Once such a restraining order is issued by a judge, there are established legal standards as to the level of particularized suspicion and evidence required before someone suspected of being in such a place in violation of a court’s restraining order can be detaineed, questioned, or forced to produce evidence of their identity. The circumstances in which identification or evidence of identity can be demanded in a public place is currently before the USA Supreme Court in Hiibel v. Nevada, in which the police claimed that their demand that Hiibel identify himself was in response to a report of possible domestic violence.

More people are killed each year in the USA by stalkers and domestic abusers subject to protective injunctions by their victims than were killed by airline terrorists in 2001. That’s an ongoing problem that calls for creative responses by all of us.

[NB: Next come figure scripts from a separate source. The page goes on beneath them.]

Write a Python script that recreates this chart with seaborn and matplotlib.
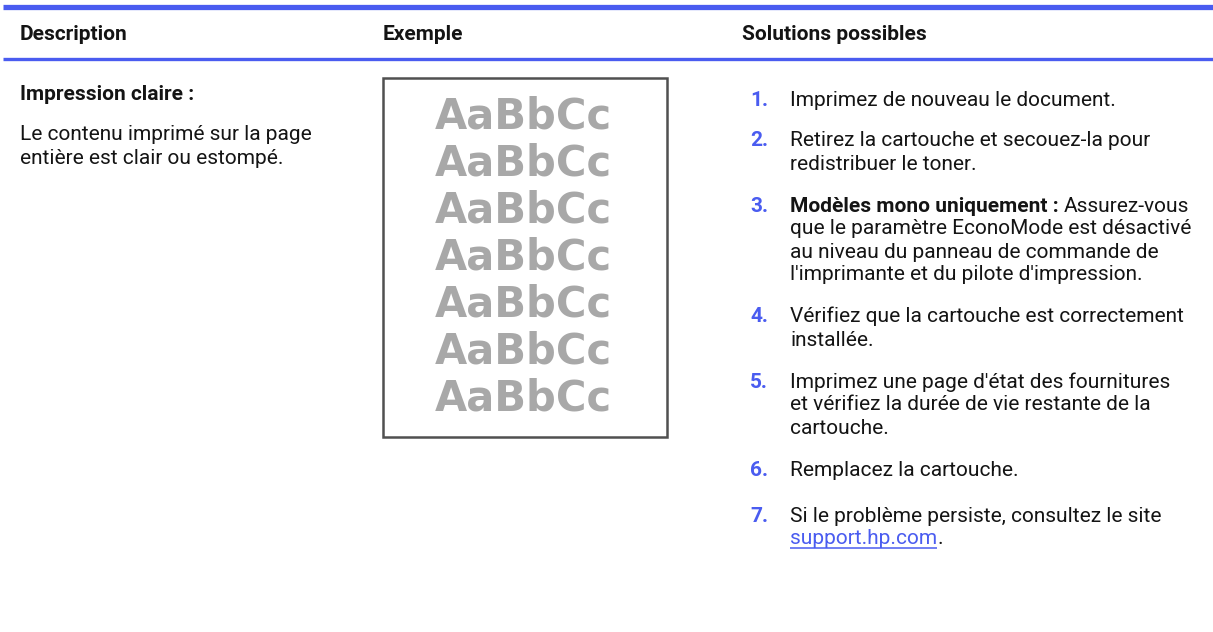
import matplotlib
matplotlib.use("Agg")
import matplotlib.pyplot as plt
import seaborn as sns

sns.set_theme(style="white")
plt.rcParams['font.family'] = ['Roboto', 'DejaVu Sans']

# ---- content ----
headers = ["Description", "Exemple", "Solutions possibles"]
issue_title = "Impression claire :"
issue_desc = ["Le contenu imprimé sur la page", "entière est clair ou estompé."]
sample_word = "AaBbCc"
sample_rows = 7
step_numbers = ["1.", "2.", "3.", "4.", "5.", "6.", "7."]
step_lines = [
    ["Imprimez de nouveau le document."],
    ["Retirez la cartouche et secouez-la pour", "redistribuer le toner."],
    ["Assurez-vous", "que le paramètre EconoMode est désactivé",
     "au niveau du panneau de commande de", "l'imprimante et du pilote d'impression."],
    ["Vérifiez que la cartouche est correctement", "installée."],
    ["Imprimez une page d'état des fournitures", "et vérifiez la durée de vie restante de la",
     "cartouche."],
    ["Remplacez la cartouche."],
    ["Si le problème persiste, consultez le site", ""],
]
step3_bold = "Modèles mono uniquement : "
link_text = "support.hp.com"

# ---- style ----
W, H = 1213, 632
BLUE = "#4a5cf0"
TXT = "#141414"
FS = 15.0
LH = 23
col_x = [20, 383, 742]
num_x, txt_x = 750, 790

fig = plt.figure(figsize=(W / 100, H / 100), dpi=100)
ax = fig.add_axes([0, 0, 1, 1])
ax.set_xlim(0, W)
ax.set_ylim(H, 0)
ax.axis("off")

# header rules
ax.hlines([6.5], 3, W, color=BLUE, lw=3.8)
ax.hlines([58.5], 3, W, color=BLUE, lw=2.4)

for x, h in zip(col_x, headers):
    ax.text(x, 40, h, fontsize=FS, fontweight="bold", color=TXT, va="baseline")

ax.text(col_x[0], 99.5, issue_title, fontsize=FS, fontweight="bold", color=TXT, va="baseline")
for i, line in enumerate(issue_desc):
    ax.text(col_x[0], 140.5 + i * LH, line, fontsize=FS, color=TXT, va="baseline")

# sample box
ax.add_patch(plt.Rectangle((383, 78), 284, 359, fill=False, ec="#505050", lw=1.8))
for r in range(sample_rows):
    ax.text(523, 112 + r * 47, sample_word, fontsize=30, fontweight="bold",
            family="DejaVu Sans", color="#a8a8a8", ha="center", va="center_baseline")

# steps
renderer = fig.canvas.get_renderer()
starts = [105.5, 146.5, 211.5, 322.5, 387.5, 476.5, 521.5]
for k, (num, lines, y0) in enumerate(zip(step_numbers, step_lines, starts)):
    ax.text(num_x, y0, num, fontsize=FS, fontweight="bold", color=BLUE, va="baseline")
    for j, line in enumerate(lines):
        y = y0 + j * LH
        x = txt_x
        if k == 2 and j == 0:
            t = ax.text(x, y, step3_bold, fontsize=FS, fontweight="bold", color=TXT, va="baseline")
            x += t.get_window_extent(renderer).width
        if k == 6 and j == 1:
            t = ax.text(x, y, link_text, fontsize=FS, color=BLUE, va="baseline")
            wlink = t.get_window_extent(renderer).width
            ax.hlines(y + 3, x, x + wlink, color=BLUE, lw=1.1)
            ax.text(x + wlink, y, ".", fontsize=FS, color=TXT, va="baseline")
            continue
        ax.text(x, y, line, fontsize=FS, color=TXT, va="baseline")

fig.savefig("out.png", dpi=100, facecolor="white")
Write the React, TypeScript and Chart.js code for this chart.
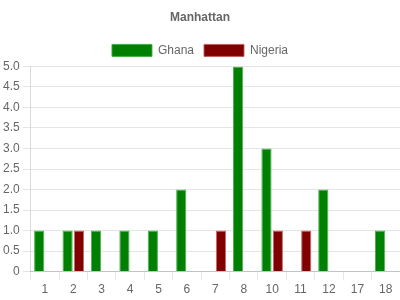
import React, { useEffect, useRef } from "react";
import { Chart, registerables } from "chart.js";
Chart.register(...registerables);

const categories = ["1", "2", "3", "4", "5", "6", "7", "8", "10", "11", "12", "17", "18"];
const ghana = [1, 1, 1, 1, 1, 2, 0, 5, 3, 0, 2, 0, 1];
const nigeria = [0, 1, 0, 0, 0, 0, 1, 0, 1, 1, 0, 0, 0];

export default function App() {
  const ref = useRef<HTMLCanvasElement>(null);
  useEffect(() => {
    document.body.style.margin = "0";
    const font = { family: "'Liberation Sans', Arial, sans-serif", size: 12 };
    const chart = new Chart(ref.current!, {
      type: "bar",
      data: {
        labels: categories,
        datasets: [
          { label: "Ghana", data: ghana, backgroundColor: "#008000", borderColor: "rgba(60,170,60,0.9)", borderWidth: 1, categoryPercentage: 0.8, barPercentage: 0.9 },
          { label: "Nigeria", data: nigeria, backgroundColor: "#800000", borderColor: "rgba(190,90,90,0.9)", borderWidth: 1, categoryPercentage: 0.8, barPercentage: 0.9 },
        ],
      },
      options: {
        responsive: false,
        animation: false,
        layout: { padding: { left: 0, right: 0, top: 0, bottom: 0 } },
        plugins: {
          title: { display: true, text: "Manhattan", color: "#666", font: { ...font, weight: "bold" }, padding: { top: 10, bottom: 10 } },
          legend: { labels: { color: "#666", font, boxWidth: 40, boxHeight: 12, padding: 10 } },
          tooltip: { enabled: false },
        },
        scales: {
          x: {
            ticks: { color: "#666", font },
            grid: { color: "rgba(0,0,0,0.1)", offset: true, drawOnChartArea: false, tickLength: 8 },
            border: { color: "rgba(0,0,0,0.15)" },
          },
          y: {
            min: 0,
            max: 5,
            ticks: { stepSize: 0.5, color: "#666", font, callback: (v: any) => (v === 0 ? "0" : Number(v).toFixed(1)) },
            grid: { color: "rgba(0,0,0,0.1)", tickLength: 8 },
            border: { color: "rgba(0,0,0,0.15)" },
          },
        },
      },
    });
    return () => chart.destroy();
  }, []);
  return <canvas ref={ref} width={400} height={300} style={{ display: "block" }} />;
}
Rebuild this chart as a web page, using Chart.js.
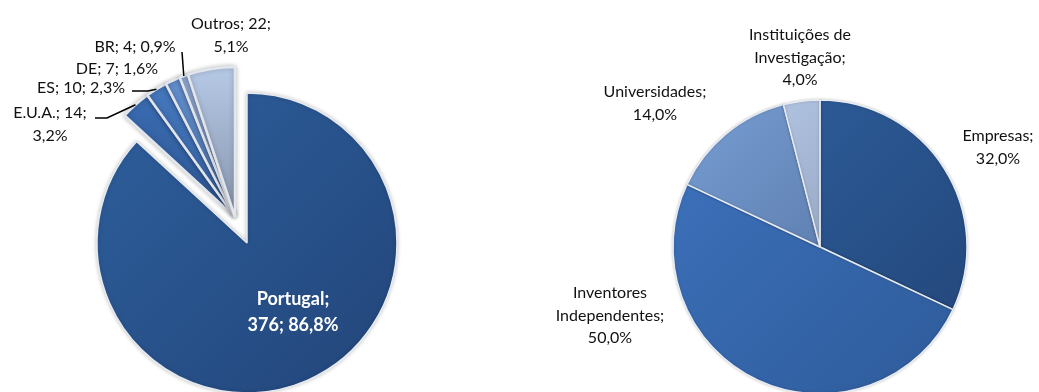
<!DOCTYPE html>
<html>
<head>
<meta charset="utf-8">
<script src="https://cdn.jsdelivr.net/npm/chart.js@4"></script>
<style>
    html, body { margin: 0; padding: 0; background: #fff; overflow: hidden; }
    #wrap { position: relative; width: 1039px; height: 392px; overflow: hidden; }
    #wrap canvas { position: absolute; }
</style>
</head>
<body>
<div id="wrap">
    <canvas id="paisMain" width="494" height="486" style="left:0;top:0"></canvas>
    <canvas id="paisResto" width="470" height="434" style="left:0;top:0"></canvas>
    <canvas id="requerentes" width="560" height="494" style="left:540px;top:0"></canvas>
</div>
<script>
// Pedidos por país de origem
const paises = ['Portugal', 'E.U.A.', 'ES', 'DE', 'BR', 'Outros'];
const pedidos = [376, 14, 10, 7, 4, 22];

// Tipo de requerente (%)
const requerentes = ['Empresas', 'Inventores Independentes', 'Universidades', 'Instituições de Investigação'];
const quotas = [32, 50, 14, 4];

// Colours: [light, dark] for each slice gradient
const paisCores = [
    ['#2c5b97', '#24497f'],
    ['#3d70b8', '#2d5794'],
    ['#4679c0', '#3764a3'],
    ['#6390cf', '#4f77b0'],
    ['#95afda', '#7a93bd'],
    ['#b6c9e6', '#8795ad']
];
const requerenteCores = [
    ['#2d5c99', '#24497e'],
    ['#3b6fb8', '#305e9f'],
    ['#7196cb', '#4f6b97'],
    ['#b2c5e3', '#7e8ea8']
];

// Label layout, relative to the pie centre: first line position and words per line
const paisLabels = [
    { dx: 46, dy: 56, words: [1, 2], bold: true },
    { dx: -185, dy: -104, words: [2, 1], leader: [-140, -99, -128] },
    { dx: -154, dy: -129, words: [3], leader: [-103, -126, -87] },
    { dx: -118, dy: -148, words: [3] },
    { dx: -100, dy: -170, words: [3], leader: [-53, -165, -53] },
    { dx: -4, dy: -193, words: [2, 1] }
];
const requerenteLabels = [
    { dx: 178, dy: -111, words: [1, 1] },
    { dx: -210, dy: 46, words: [1, 1, 1] },
    { dx: -165, dy: -155, words: [1, 1] },
    { dx: -20, dy: -212, words: [2, 1, 1] }
];

const LINE_HEIGHT = 22.5;

function pct(values, i) {
    const total = values.reduce((a, b) => a + b, 0);
    return (values[i] / total * 100).toFixed(1).replace('.', ',') + '%';
}

function splitWords(text, words) {
    const parts = text.split(' ');
    const lines = [];
    let k = 0;
    words.forEach((n, j) => {
        const take = j === words.length - 1 ? parts.length - k : n;
        lines.push(parts.slice(k, k + take).join(' '));
        k += take;
    });
    return lines;
}

/**
 * Linear gradient across the pie, from (x0,y0) to (x1,y1) in radius units
 */
function gradiente(cores, radius, dir) {
    return function(context) {
        const chart = context.chart;
        const area = chart.chartArea;
        const pair = cores[context.dataIndex];
        if (!area) return pair[0];
        const cx = (area.left + area.right) / 2;
        const cy = (area.top + area.bottom) / 2;
        const g = chart.ctx.createLinearGradient(
            cx + dir[0] * radius, cy + dir[1] * radius,
            cx + dir[2] * radius, cy + dir[3] * radius);
        g.addColorStop(0, pair[0]);
        g.addColorStop(1, pair[1]);
        return g;
    };
}

// Soft shadow around the slices
const sombra = {
    id: 'sombra',
    beforeDatasetsDraw(chart, args, opts) {
        const ctx = chart.ctx;
        ctx.save();
        ctx.shadowColor = opts.color || 'rgba(0,0,0,0.25)';
        ctx.shadowBlur = opts.blur || 4;
    },
    afterDatasetsDraw(chart) {
        chart.ctx.restore();
    }
};

// Data labels with optional leader lines
const rotulos = {
    id: 'rotulos',
    afterDraw(chart, args, opts) {
        if (!opts.items) return;
        const ctx = chart.ctx;
        const arcs = chart.getDatasetMeta(0).data;
        ctx.save();
        opts.items.forEach((item, i) => {
            if (!item || !opts.show(i)) return;
            const arc = arcs[i];
            const cx = arc.x, cy = arc.y;
            const lines = splitWords(opts.text(i), item.words);
            ctx.font = (item.bold ? 'bold 18px' : '16px') + ' Lato, "Open Sans", sans-serif';
            ctx.fillStyle = item.bold ? '#ffffff' : '#111111';
            ctx.textAlign = 'center';
            ctx.textBaseline = 'middle';
            const lh = item.bold ? 26 : LINE_HEIGHT;
            lines.forEach((line, j) => {
                ctx.fillText(line, cx + item.dx, cy + item.dy + j * lh);
            });
            if (item.leader) {
                const mid = (arc.startAngle + arc.endAngle) / 2;
                const px = cx + Math.cos(mid) * arc.outerRadius;
                const py = cy + Math.sin(mid) * arc.outerRadius;
                const [sx, sy, ex] = item.leader;
                ctx.strokeStyle = '#000000';
                ctx.lineWidth = 1.5;
                ctx.beginPath();
                ctx.moveTo(cx + sx, cy + sy);
                ctx.lineTo(cx + ex, cy + sy);
                ctx.lineTo(px, py);
                ctx.stroke();
            }
        });
        ctx.restore();
    }
};

const baseOptions = {
    responsive: false,
    animation: false,
    events: [],
    layout: { padding: 0 }
};

function paisLabel(i) {
    return paises[i] + '; ' + pedidos[i] + '; ' + pct(pedidos, i);
}

// Portugal slice, pulled out along its bisector
new Chart(document.getElementById('paisMain'), {
    type: 'pie',
    data: {
        labels: paises,
        datasets: [{
            data: pedidos,
            backgroundColor: (c) => c.dataIndex === 0 ? gradiente(paisCores, 150, [-0.7, -0.7, 0.7, 0.7])(c) : 'rgba(0,0,0,0)',
            borderColor: (c) => c.dataIndex === 0 ? '#e6eaf0' : 'rgba(0,0,0,0)',
            borderWidth: (c) => c.dataIndex === 0 ? 1.5 : 0
        }]
    },
    options: Object.assign({}, baseOptions, {
        radius: 150,
        plugins: {
            legend: { display: false },
            tooltip: { enabled: false },
            sombra: { color: 'rgba(0,0,0,0.22)', blur: 4 },
            rotulos: { items: paisLabels, show: i => i === 0, text: paisLabel }
        }
    }),
    plugins: [sombra, rotulos]
});

// Remaining countries
new Chart(document.getElementById('paisResto'), {
    type: 'pie',
    data: {
        labels: paises,
        datasets: [{
            data: pedidos,
            backgroundColor: (c) => c.dataIndex === 0 ? 'rgba(0,0,0,0)' : gradiente(paisCores, 150, [0, -1, 0, 0])(c),
            borderColor: (c) => c.dataIndex === 0 ? 'rgba(0,0,0,0)' : '#e2e6ec',
            borderWidth: (c) => c.dataIndex === 0 ? 0 : 2.5
        }]
    },
    options: Object.assign({}, baseOptions, {
        radius: 150,
        plugins: {
            legend: { display: false },
            tooltip: { enabled: false },
            sombra: { color: 'rgba(0,0,0,0.25)', blur: 5 },
            rotulos: { items: paisLabels, show: i => i > 0, text: paisLabel }
        }
    }),
    plugins: [sombra, rotulos]
});

new Chart(document.getElementById('requerentes'), {
    type: 'pie',
    data: {
        labels: requerentes,
        datasets: [{
            data: quotas,
            backgroundColor: gradiente(requerenteCores, 147, [-0.7, -0.7, 0.7, 0.7]),
            borderColor: '#e8ecf2',
            borderWidth: 1.5
        }]
    },
    options: Object.assign({}, baseOptions, {
        radius: 147,
        plugins: {
            legend: { display: false },
            tooltip: { enabled: false },
            sombra: { color: 'rgba(0,0,0,0.2)', blur: 3 },
            rotulos: {
                items: requerenteLabels,
                show: () => true,
                text: i => requerentes[i] + '; ' + pct(quotas, i)
            }
        }
    }),
    plugins: [sombra, rotulos]
});
</script>
</body>
</html>
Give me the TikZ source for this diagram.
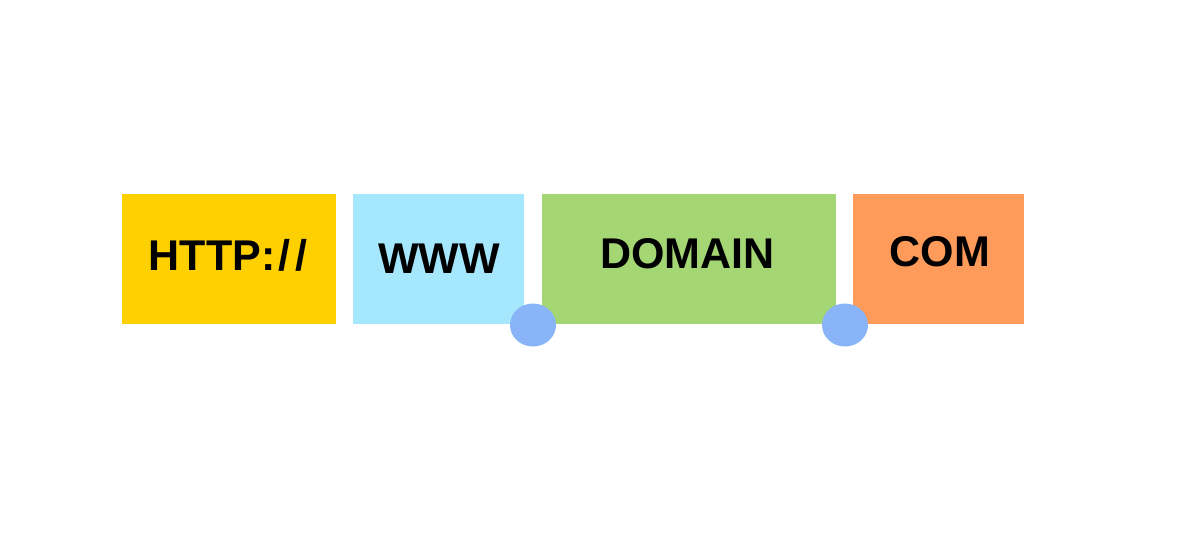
\documentclass[tikz,border=0pt]{standalone}
\usepackage{fontspec}
\setmainfont{Liberation Sans}
\usepackage{tikz}
\usepackage{xcolor}
\usetikzlibrary{positioning,shapes.geometric}
\definecolor{httpyellow}{HTML}{FFD000}
\definecolor{wwwblue}{HTML}{A5E8FD}
\definecolor{domaingreen}{HTML}{A5D674}
\definecolor{comorange}{HTML}{FF9B5A}
\definecolor{jointblue}{HTML}{8AB4F8}

\begin{document}
\begin{tikzpicture}[x=1pt,y=-1pt,
    part/.style={rectangle, inner sep=0pt, minimum height=130pt},
    word/.style={font=\fontsize{43}{50}\selectfont\bfseries, anchor=base, inner sep=0pt},
    joint/.style={ellipse, fill=jointblue, inner sep=0pt, minimum width=46pt, minimum height=43pt}]
    \useasboundingbox (0,0) rectangle (1188,537);
    % URL parts
    \node[part, fill=httpyellow, minimum width=214pt] (http) at (229,259) {};
    \node[part, fill=wwwblue, minimum width=171pt] (www) at (438.5,259) {};
    \node[part, fill=domaingreen, minimum width=294pt] (domain) at (689,259) {};
    \node[part, fill=comorange, minimum width=171pt] (com) at (938.5,259) {};
    \node[word] (httpText) at (228,271) {HTTP:\kern3pt/\kern5pt/};
    \node[word] (wwwText) at (439,273) {WWW};
    \node[word] (domainText) at (687.5,269) {DOMAIN};
    \node[word] (comText) at (940,267) {COM};
    % joints
    \node[joint] (jointA) at (533,325) {};
    \node[joint] (jointB) at (845,325) {};
\end{tikzpicture}
\end{document}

But the presence in public places, on public rights of way, and on common carriers of people believed to pose a danger to others is not new, and does not call for new, extra-judicial, and unconstitutional measures such as the No-Fly List.

The TSA claims that only a few thousand names are on the No-Fly and permanent selectee lists, so the task of presenting those names, and the evidence against them, to courts and obtaining injunctions against them — on the basis of particularized suspicion, judicial determinations, and adversary evidentiary hearings — would be much simpler, easier, and less costly than the current cost of legal proceedings for restraining orders in stalking cases. It would also be much less costly that the billion dollars or more that it would cost to build the CAPPS-II airline passenger profiling system.

More important, use of established legal standards and procedures for obtaining and enforcing court orders restraining people’s presence in airport terminals and gate areas, or travel by common-carrier airlines, would greatly reduce the infringement on our right to travel and our First Amendment right to assemble.

[Addendum, 6 April 2004: The ACLU has added a form to their Web site for people who may have been selected for secondary screening or other disparate treatment on the basis of the No-Fly List or “selectee” list, and who may be part of the class of people affected by the class action lawsuit, to report their experience. This supplements the ACLU’s ongoing collection through a separate form of reports of racial profiling and discriminatory treatment in air travel. The ACLU has also set up a Web form to send a fax or e-mail message to the largest USA-based airlines asking them not to participate in passenger profiling either through the No-Fly and selectee lists or through CAPPS-II.]

Link | Posted by Edward on Tuesday, 6 April 2004, 09:03 ( 9:03 AM)

Has anyone experienced extra security or delay at airports because a domestic violence restraining order had been entered against them years ago? What is being done in those circumstances? I have a client who is in that category and am not sure how to advise them.